- INSTRUCTION -
Write the records out again exactly, leaving no images in.

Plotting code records
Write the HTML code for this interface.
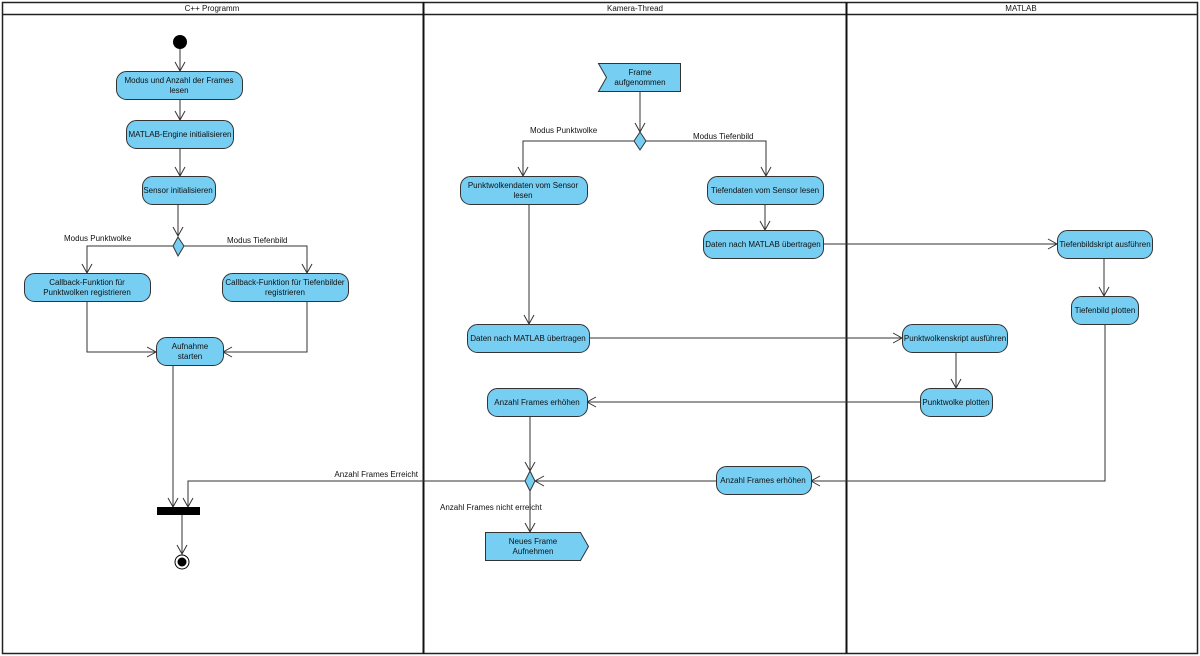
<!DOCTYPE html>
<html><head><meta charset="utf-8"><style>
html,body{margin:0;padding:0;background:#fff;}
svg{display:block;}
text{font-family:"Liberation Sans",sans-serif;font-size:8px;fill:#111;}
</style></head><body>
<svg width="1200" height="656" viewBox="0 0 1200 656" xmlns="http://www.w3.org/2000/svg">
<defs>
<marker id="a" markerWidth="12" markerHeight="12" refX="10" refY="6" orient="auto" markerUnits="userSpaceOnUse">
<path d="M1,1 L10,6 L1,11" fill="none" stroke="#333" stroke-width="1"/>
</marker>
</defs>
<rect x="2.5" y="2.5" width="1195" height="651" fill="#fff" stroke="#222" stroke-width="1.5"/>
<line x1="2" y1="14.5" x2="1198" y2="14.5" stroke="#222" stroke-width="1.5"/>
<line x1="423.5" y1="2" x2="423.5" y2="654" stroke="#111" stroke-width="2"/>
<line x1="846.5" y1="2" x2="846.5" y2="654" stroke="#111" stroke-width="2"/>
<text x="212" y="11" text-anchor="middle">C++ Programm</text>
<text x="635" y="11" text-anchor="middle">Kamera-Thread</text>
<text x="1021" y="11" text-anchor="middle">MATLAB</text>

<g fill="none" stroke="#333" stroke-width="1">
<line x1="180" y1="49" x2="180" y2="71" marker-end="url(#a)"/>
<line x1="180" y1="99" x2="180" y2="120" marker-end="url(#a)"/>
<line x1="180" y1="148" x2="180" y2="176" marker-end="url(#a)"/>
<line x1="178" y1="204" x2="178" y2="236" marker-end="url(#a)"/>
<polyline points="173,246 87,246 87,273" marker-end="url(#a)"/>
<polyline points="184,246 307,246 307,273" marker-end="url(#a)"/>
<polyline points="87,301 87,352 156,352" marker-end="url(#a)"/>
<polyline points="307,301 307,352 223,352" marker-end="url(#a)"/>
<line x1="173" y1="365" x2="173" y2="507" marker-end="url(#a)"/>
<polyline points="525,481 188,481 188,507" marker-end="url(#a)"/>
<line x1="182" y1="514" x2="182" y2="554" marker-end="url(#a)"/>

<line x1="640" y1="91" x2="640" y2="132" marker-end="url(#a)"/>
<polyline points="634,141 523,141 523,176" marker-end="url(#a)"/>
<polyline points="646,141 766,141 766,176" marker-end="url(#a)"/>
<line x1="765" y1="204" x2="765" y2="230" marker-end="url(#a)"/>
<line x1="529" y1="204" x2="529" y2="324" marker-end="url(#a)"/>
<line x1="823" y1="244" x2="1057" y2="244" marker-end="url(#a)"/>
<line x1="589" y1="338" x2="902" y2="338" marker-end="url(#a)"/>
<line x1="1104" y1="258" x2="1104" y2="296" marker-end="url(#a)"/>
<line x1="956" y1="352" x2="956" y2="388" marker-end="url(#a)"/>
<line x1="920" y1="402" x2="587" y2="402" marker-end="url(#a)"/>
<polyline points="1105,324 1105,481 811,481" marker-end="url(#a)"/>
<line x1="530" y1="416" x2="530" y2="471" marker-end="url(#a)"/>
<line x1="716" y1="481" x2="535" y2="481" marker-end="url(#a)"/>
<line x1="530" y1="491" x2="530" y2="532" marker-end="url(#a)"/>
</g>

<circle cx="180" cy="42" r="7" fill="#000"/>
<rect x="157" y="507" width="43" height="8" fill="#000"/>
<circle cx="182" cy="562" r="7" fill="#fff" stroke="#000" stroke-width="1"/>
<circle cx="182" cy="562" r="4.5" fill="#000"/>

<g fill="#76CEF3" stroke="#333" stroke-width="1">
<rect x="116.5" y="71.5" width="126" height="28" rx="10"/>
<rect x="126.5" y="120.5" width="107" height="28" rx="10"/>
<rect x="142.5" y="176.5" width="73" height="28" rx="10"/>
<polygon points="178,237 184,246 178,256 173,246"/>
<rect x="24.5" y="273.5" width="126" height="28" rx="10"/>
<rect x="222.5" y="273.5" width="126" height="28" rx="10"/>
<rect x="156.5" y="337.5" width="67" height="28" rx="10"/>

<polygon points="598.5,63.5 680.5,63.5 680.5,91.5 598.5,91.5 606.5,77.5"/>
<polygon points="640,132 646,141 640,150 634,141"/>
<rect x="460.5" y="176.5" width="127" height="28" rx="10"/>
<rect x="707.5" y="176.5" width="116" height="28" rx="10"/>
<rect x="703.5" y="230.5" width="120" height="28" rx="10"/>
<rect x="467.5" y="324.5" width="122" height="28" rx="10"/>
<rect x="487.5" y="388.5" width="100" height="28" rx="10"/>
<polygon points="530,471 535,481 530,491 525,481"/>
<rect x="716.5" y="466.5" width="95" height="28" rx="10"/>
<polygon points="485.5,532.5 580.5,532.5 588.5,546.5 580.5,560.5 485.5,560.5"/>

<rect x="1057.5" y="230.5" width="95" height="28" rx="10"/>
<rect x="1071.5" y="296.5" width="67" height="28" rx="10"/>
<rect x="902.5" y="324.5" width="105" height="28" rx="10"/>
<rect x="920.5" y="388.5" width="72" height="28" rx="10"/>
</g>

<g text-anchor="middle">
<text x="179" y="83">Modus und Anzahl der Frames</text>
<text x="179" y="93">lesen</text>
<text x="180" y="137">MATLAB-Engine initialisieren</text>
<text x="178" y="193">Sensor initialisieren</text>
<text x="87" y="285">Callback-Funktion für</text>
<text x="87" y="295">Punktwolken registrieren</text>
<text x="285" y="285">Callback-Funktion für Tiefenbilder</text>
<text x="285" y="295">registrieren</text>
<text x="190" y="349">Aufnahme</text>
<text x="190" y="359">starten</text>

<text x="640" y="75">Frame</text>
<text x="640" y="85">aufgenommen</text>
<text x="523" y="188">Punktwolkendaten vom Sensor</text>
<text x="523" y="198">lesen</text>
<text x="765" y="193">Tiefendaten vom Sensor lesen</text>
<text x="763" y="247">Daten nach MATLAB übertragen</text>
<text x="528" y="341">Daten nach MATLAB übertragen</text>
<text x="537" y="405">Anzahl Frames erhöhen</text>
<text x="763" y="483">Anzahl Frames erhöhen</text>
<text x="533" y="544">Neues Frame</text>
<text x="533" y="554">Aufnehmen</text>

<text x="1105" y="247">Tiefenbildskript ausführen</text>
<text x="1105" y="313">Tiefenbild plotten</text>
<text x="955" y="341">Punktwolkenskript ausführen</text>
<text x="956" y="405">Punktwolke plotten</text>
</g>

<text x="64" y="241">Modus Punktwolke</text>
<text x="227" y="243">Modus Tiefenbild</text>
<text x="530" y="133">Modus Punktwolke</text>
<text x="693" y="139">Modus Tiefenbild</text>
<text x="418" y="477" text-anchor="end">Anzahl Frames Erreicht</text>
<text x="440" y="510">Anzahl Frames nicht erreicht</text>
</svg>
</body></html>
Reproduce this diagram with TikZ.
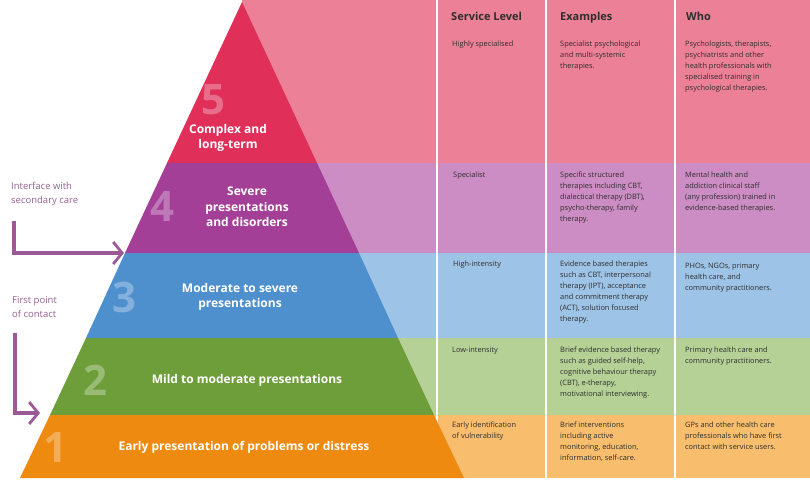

- OUTPUT -
Write the HTML code for this interface.
<!DOCTYPE html>
<html><head><meta charset="utf-8"><style>
html,body{margin:0;padding:0;background:#fff;}
svg{display:block;}
text{font-family:"Liberation Sans",sans-serif;font-size:8px;fill:#111;}
</style></head><body>
<svg width="1200" height="656" viewBox="0 0 1200 656" xmlns="http://www.w3.org/2000/svg">
<defs>
<marker id="a" markerWidth="12" markerHeight="12" refX="10" refY="6" orient="auto" markerUnits="userSpaceOnUse">
<path d="M1,1 L10,6 L1,11" fill="none" stroke="#333" stroke-width="1"/>
</marker>
</defs>
<rect x="2.5" y="2.5" width="1195" height="651" fill="#fff" stroke="#222" stroke-width="1.5"/>
<line x1="2" y1="14.5" x2="1198" y2="14.5" stroke="#222" stroke-width="1.5"/>
<line x1="423.5" y1="2" x2="423.5" y2="654" stroke="#111" stroke-width="2"/>
<line x1="846.5" y1="2" x2="846.5" y2="654" stroke="#111" stroke-width="2"/>
<text x="212" y="11" text-anchor="middle">C++ Programm</text>
<text x="635" y="11" text-anchor="middle">Kamera-Thread</text>
<text x="1021" y="11" text-anchor="middle">MATLAB</text>

<g fill="none" stroke="#333" stroke-width="1">
<line x1="180" y1="49" x2="180" y2="71" marker-end="url(#a)"/>
<line x1="180" y1="99" x2="180" y2="120" marker-end="url(#a)"/>
<line x1="180" y1="148" x2="180" y2="176" marker-end="url(#a)"/>
<line x1="178" y1="204" x2="178" y2="236" marker-end="url(#a)"/>
<polyline points="173,246 87,246 87,273" marker-end="url(#a)"/>
<polyline points="184,246 307,246 307,273" marker-end="url(#a)"/>
<polyline points="87,301 87,352 156,352" marker-end="url(#a)"/>
<polyline points="307,301 307,352 223,352" marker-end="url(#a)"/>
<line x1="173" y1="365" x2="173" y2="507" marker-end="url(#a)"/>
<polyline points="525,481 188,481 188,507" marker-end="url(#a)"/>
<line x1="182" y1="514" x2="182" y2="554" marker-end="url(#a)"/>

<line x1="640" y1="91" x2="640" y2="132" marker-end="url(#a)"/>
<polyline points="634,141 523,141 523,176" marker-end="url(#a)"/>
<polyline points="646,141 766,141 766,176" marker-end="url(#a)"/>
<line x1="765" y1="204" x2="765" y2="230" marker-end="url(#a)"/>
<line x1="529" y1="204" x2="529" y2="324" marker-end="url(#a)"/>
<line x1="823" y1="244" x2="1057" y2="244" marker-end="url(#a)"/>
<line x1="589" y1="338" x2="902" y2="338" marker-end="url(#a)"/>
<line x1="1104" y1="258" x2="1104" y2="296" marker-end="url(#a)"/>
<line x1="956" y1="352" x2="956" y2="388" marker-end="url(#a)"/>
<line x1="920" y1="402" x2="587" y2="402" marker-end="url(#a)"/>
<polyline points="1105,324 1105,481 811,481" marker-end="url(#a)"/>
<line x1="530" y1="416" x2="530" y2="471" marker-end="url(#a)"/>
<line x1="716" y1="481" x2="535" y2="481" marker-end="url(#a)"/>
<line x1="530" y1="491" x2="530" y2="532" marker-end="url(#a)"/>
</g>

<circle cx="180" cy="42" r="7" fill="#000"/>
<rect x="157" y="507" width="43" height="8" fill="#000"/>
<circle cx="182" cy="562" r="7" fill="#fff" stroke="#000" stroke-width="1"/>
<circle cx="182" cy="562" r="4.5" fill="#000"/>

<g fill="#76CEF3" stroke="#333" stroke-width="1">
<rect x="116.5" y="71.5" width="126" height="28" rx="10"/>
<rect x="126.5" y="120.5" width="107" height="28" rx="10"/>
<rect x="142.5" y="176.5" width="73" height="28" rx="10"/>
<polygon points="178,237 184,246 178,256 173,246"/>
<rect x="24.5" y="273.5" width="126" height="28" rx="10"/>
<rect x="222.5" y="273.5" width="126" height="28" rx="10"/>
<rect x="156.5" y="337.5" width="67" height="28" rx="10"/>

<polygon points="598.5,63.5 680.5,63.5 680.5,91.5 598.5,91.5 606.5,77.5"/>
<polygon points="640,132 646,141 640,150 634,141"/>
<rect x="460.5" y="176.5" width="127" height="28" rx="10"/>
<rect x="707.5" y="176.5" width="116" height="28" rx="10"/>
<rect x="703.5" y="230.5" width="120" height="28" rx="10"/>
<rect x="467.5" y="324.5" width="122" height="28" rx="10"/>
<rect x="487.5" y="388.5" width="100" height="28" rx="10"/>
<polygon points="530,471 535,481 530,491 525,481"/>
<rect x="716.5" y="466.5" width="95" height="28" rx="10"/>
<polygon points="485.5,532.5 580.5,532.5 588.5,546.5 580.5,560.5 485.5,560.5"/>

<rect x="1057.5" y="230.5" width="95" height="28" rx="10"/>
<rect x="1071.5" y="296.5" width="67" height="28" rx="10"/>
<rect x="902.5" y="324.5" width="105" height="28" rx="10"/>
<rect x="920.5" y="388.5" width="72" height="28" rx="10"/>
</g>

<g text-anchor="middle">
<text x="179" y="83">Modus und Anzahl der Frames</text>
<text x="179" y="93">lesen</text>
<text x="180" y="137">MATLAB-Engine initialisieren</text>
<text x="178" y="193">Sensor initialisieren</text>
<text x="87" y="285">Callback-Funktion für</text>
<text x="87" y="295">Punktwolken registrieren</text>
<text x="285" y="285">Callback-Funktion für Tiefenbilder</text>
<text x="285" y="295">registrieren</text>
<text x="190" y="349">Aufnahme</text>
<text x="190" y="359">starten</text>

<text x="640" y="75">Frame</text>
<text x="640" y="85">aufgenommen</text>
<text x="523" y="188">Punktwolkendaten vom Sensor</text>
<text x="523" y="198">lesen</text>
<text x="765" y="193">Tiefendaten vom Sensor lesen</text>
<text x="763" y="247">Daten nach MATLAB übertragen</text>
<text x="528" y="341">Daten nach MATLAB übertragen</text>
<text x="537" y="405">Anzahl Frames erhöhen</text>
<text x="763" y="483">Anzahl Frames erhöhen</text>
<text x="533" y="544">Neues Frame</text>
<text x="533" y="554">Aufnehmen</text>

<text x="1105" y="247">Tiefenbildskript ausführen</text>
<text x="1105" y="313">Tiefenbild plotten</text>
<text x="955" y="341">Punktwolkenskript ausführen</text>
<text x="956" y="405">Punktwolke plotten</text>
</g>

<text x="64" y="241">Modus Punktwolke</text>
<text x="227" y="243">Modus Tiefenbild</text>
<text x="530" y="133">Modus Punktwolke</text>
<text x="693" y="139">Modus Tiefenbild</text>
<text x="418" y="477" text-anchor="end">Anzahl Frames Erreicht</text>
<text x="440" y="510">Anzahl Frames nicht erreicht</text>
</svg>
</body></html>
Reproduce this diagram with TikZ.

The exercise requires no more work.